Wednesday, April 1, 2009

So the last couple of weeks have been difficult, but I wouldn't change anything about them. I was finally able to truly count the blessings in my life and see things from a better perspective. You see lately it has been easier to see the things that I don't have so I end up missing the wonderful things that I do have. I also had garbage once again fill my head ie fear, doubt, loneliness, and anger, but now it is cleared with joy!

This life is for JOY!!! That doesn't mean that it is going to be perfect or easy by our humanly standards, but it does mean at the end we will have greater joy then we ever expected. Isn't that wonderful and shouldn't that be enough to carry us through our weak human moments? Well I have decided for me it is going to be enough.

A great person once told me it is easier for me to choose misery then happiness. At the time I wanted nothing more then to punch him, but I didn't. As I reflected on this the next few days I decided it was because I was scared of being happy for myself. I didn't know how to truly be happy, but as times has past I have realized I don't know how to be anything but happy.

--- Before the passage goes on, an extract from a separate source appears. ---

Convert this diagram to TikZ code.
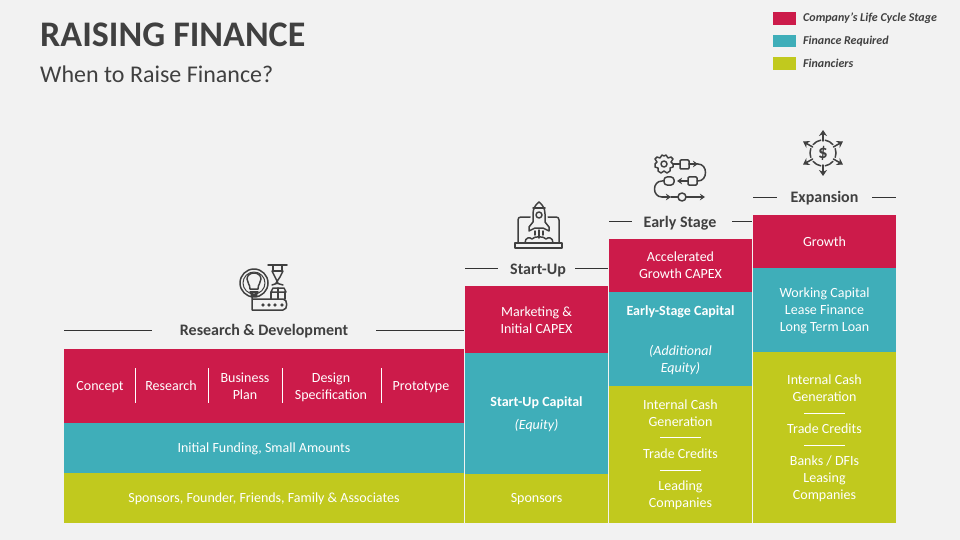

Yes I did break down, but I realized I did because I was once again afraid for my happiness.

I don't know how to be depressed. I know how to get upset with myself for doubt and fear, but I don't let that overcome my life. Giving myself a day or two to recover is more then enough. Not only that, but now I know how to ask for the help that I need to make it through. I am so grateful for those who listen to the promptings of the Spirit and who genuinely care and love me. The fact that my Heavenly Father truly loves me enough to give me angels to help when I am falling and comfort to handle all that I need to do are the things that help me rejoice and smile! Life is to be enjoyed not just suffered through.